## Given request:
Quote word for word the lines below, beginning with the first and ending with the one that has "zone_levels = [70.5, 55.2, 44.4, 35.2, 23.8, 10.2]". Drop the pictures.

(Entries with chart source code)
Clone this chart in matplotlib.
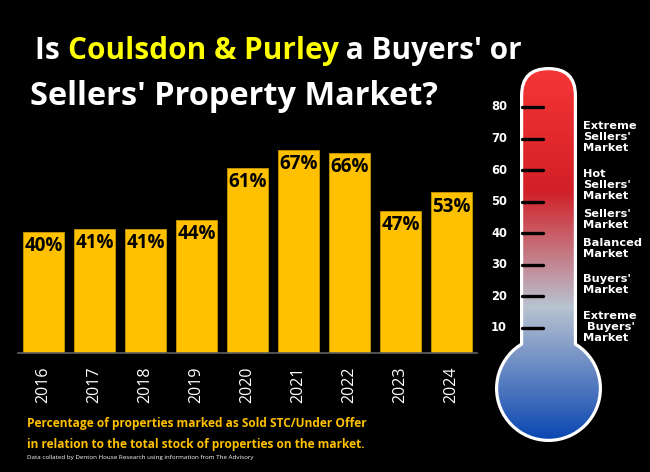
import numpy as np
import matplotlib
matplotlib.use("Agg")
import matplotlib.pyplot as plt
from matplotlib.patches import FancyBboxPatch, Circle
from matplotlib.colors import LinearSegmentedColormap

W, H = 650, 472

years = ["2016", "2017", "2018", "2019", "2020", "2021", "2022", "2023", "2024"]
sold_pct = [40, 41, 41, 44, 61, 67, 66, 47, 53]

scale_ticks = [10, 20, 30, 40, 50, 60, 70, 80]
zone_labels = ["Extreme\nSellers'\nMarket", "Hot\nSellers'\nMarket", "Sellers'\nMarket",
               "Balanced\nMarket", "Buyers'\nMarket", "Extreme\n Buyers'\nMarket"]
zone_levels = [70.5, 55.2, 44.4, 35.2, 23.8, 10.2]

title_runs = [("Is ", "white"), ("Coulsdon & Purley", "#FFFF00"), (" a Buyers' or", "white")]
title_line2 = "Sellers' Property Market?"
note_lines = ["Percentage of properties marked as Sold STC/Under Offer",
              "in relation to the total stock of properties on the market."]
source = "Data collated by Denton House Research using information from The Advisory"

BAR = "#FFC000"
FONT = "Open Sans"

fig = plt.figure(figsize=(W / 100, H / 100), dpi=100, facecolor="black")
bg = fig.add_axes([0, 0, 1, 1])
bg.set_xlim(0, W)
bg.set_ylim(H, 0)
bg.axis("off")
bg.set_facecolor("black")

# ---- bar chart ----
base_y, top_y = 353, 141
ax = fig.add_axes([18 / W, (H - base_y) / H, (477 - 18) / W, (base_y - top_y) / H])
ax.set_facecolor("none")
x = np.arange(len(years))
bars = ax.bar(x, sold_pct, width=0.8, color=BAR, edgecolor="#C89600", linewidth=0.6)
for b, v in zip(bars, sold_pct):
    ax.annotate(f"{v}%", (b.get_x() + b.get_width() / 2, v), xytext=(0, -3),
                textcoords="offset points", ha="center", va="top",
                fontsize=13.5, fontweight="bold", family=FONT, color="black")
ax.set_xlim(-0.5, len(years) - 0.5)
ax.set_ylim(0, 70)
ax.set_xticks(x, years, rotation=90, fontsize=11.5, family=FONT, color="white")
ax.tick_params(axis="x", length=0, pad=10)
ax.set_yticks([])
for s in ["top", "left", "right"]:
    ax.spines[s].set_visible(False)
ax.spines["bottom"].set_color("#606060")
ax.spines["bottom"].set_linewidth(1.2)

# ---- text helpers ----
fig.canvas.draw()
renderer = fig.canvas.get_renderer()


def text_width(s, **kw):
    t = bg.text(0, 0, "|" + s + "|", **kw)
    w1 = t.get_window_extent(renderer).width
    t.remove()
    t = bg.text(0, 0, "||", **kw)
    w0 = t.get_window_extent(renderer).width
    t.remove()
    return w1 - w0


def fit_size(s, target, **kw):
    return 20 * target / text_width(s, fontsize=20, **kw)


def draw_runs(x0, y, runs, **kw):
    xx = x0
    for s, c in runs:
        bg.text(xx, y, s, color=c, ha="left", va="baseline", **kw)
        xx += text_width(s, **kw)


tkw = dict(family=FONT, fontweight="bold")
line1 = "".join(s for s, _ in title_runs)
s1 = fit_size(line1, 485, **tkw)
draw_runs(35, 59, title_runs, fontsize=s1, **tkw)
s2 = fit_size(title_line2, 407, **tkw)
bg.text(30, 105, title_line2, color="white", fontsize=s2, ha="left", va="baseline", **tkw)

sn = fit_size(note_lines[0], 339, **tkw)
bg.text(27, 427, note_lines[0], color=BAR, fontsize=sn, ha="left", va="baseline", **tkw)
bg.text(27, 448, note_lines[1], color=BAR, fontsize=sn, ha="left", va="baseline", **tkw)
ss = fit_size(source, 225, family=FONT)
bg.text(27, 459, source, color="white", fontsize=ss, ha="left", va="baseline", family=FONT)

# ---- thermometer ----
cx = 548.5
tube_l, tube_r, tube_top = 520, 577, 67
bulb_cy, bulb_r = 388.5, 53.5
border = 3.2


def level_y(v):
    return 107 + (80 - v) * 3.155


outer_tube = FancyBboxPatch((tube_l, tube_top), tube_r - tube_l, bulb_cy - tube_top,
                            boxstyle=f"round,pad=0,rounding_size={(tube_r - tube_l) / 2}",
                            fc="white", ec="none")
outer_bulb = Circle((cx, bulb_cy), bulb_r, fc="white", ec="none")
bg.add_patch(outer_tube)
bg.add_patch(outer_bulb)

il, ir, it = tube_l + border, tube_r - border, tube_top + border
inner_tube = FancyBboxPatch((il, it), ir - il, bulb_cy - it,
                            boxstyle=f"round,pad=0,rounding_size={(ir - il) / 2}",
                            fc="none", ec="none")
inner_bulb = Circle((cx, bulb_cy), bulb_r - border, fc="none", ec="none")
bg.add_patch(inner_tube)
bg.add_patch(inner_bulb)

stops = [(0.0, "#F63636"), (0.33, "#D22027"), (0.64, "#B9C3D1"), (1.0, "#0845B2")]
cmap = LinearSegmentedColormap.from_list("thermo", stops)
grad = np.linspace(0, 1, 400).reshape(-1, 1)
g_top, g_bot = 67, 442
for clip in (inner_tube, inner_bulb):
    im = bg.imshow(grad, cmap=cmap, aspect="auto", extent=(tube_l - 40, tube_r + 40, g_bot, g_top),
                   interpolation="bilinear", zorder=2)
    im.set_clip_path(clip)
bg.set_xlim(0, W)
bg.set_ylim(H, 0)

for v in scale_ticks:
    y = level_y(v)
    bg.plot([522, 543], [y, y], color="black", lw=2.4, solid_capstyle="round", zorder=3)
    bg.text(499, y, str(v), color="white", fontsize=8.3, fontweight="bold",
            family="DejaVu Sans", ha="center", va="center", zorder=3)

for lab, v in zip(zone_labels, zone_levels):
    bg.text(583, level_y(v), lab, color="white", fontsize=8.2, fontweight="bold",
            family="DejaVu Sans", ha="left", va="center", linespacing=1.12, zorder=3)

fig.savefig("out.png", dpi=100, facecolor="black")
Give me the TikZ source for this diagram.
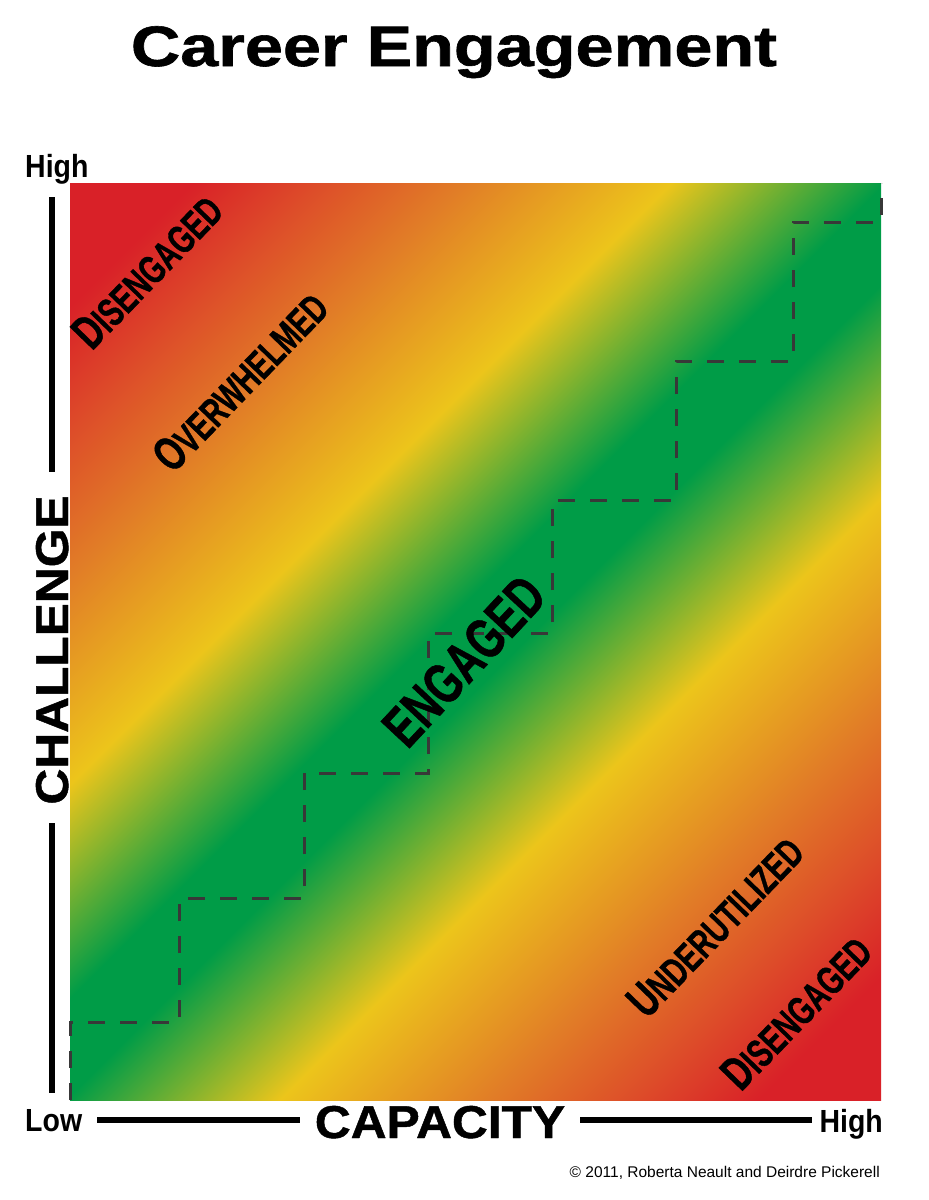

## Solution to this problem:
Clone this chart in matplotlib.
import numpy as np
import matplotlib
matplotlib.use("Agg")
import matplotlib.pyplot as plt
from matplotlib.patches import FancyBboxPatch, Circle
from matplotlib.colors import LinearSegmentedColormap

W, H = 650, 472

years = ["2016", "2017", "2018", "2019", "2020", "2021", "2022", "2023", "2024"]
sold_pct = [40, 41, 41, 44, 61, 67, 66, 47, 53]

scale_ticks = [10, 20, 30, 40, 50, 60, 70, 80]
zone_labels = ["Extreme\nSellers'\nMarket", "Hot\nSellers'\nMarket", "Sellers'\nMarket",
               "Balanced\nMarket", "Buyers'\nMarket", "Extreme\n Buyers'\nMarket"]
zone_levels = [70.5, 55.2, 44.4, 35.2, 23.8, 10.2]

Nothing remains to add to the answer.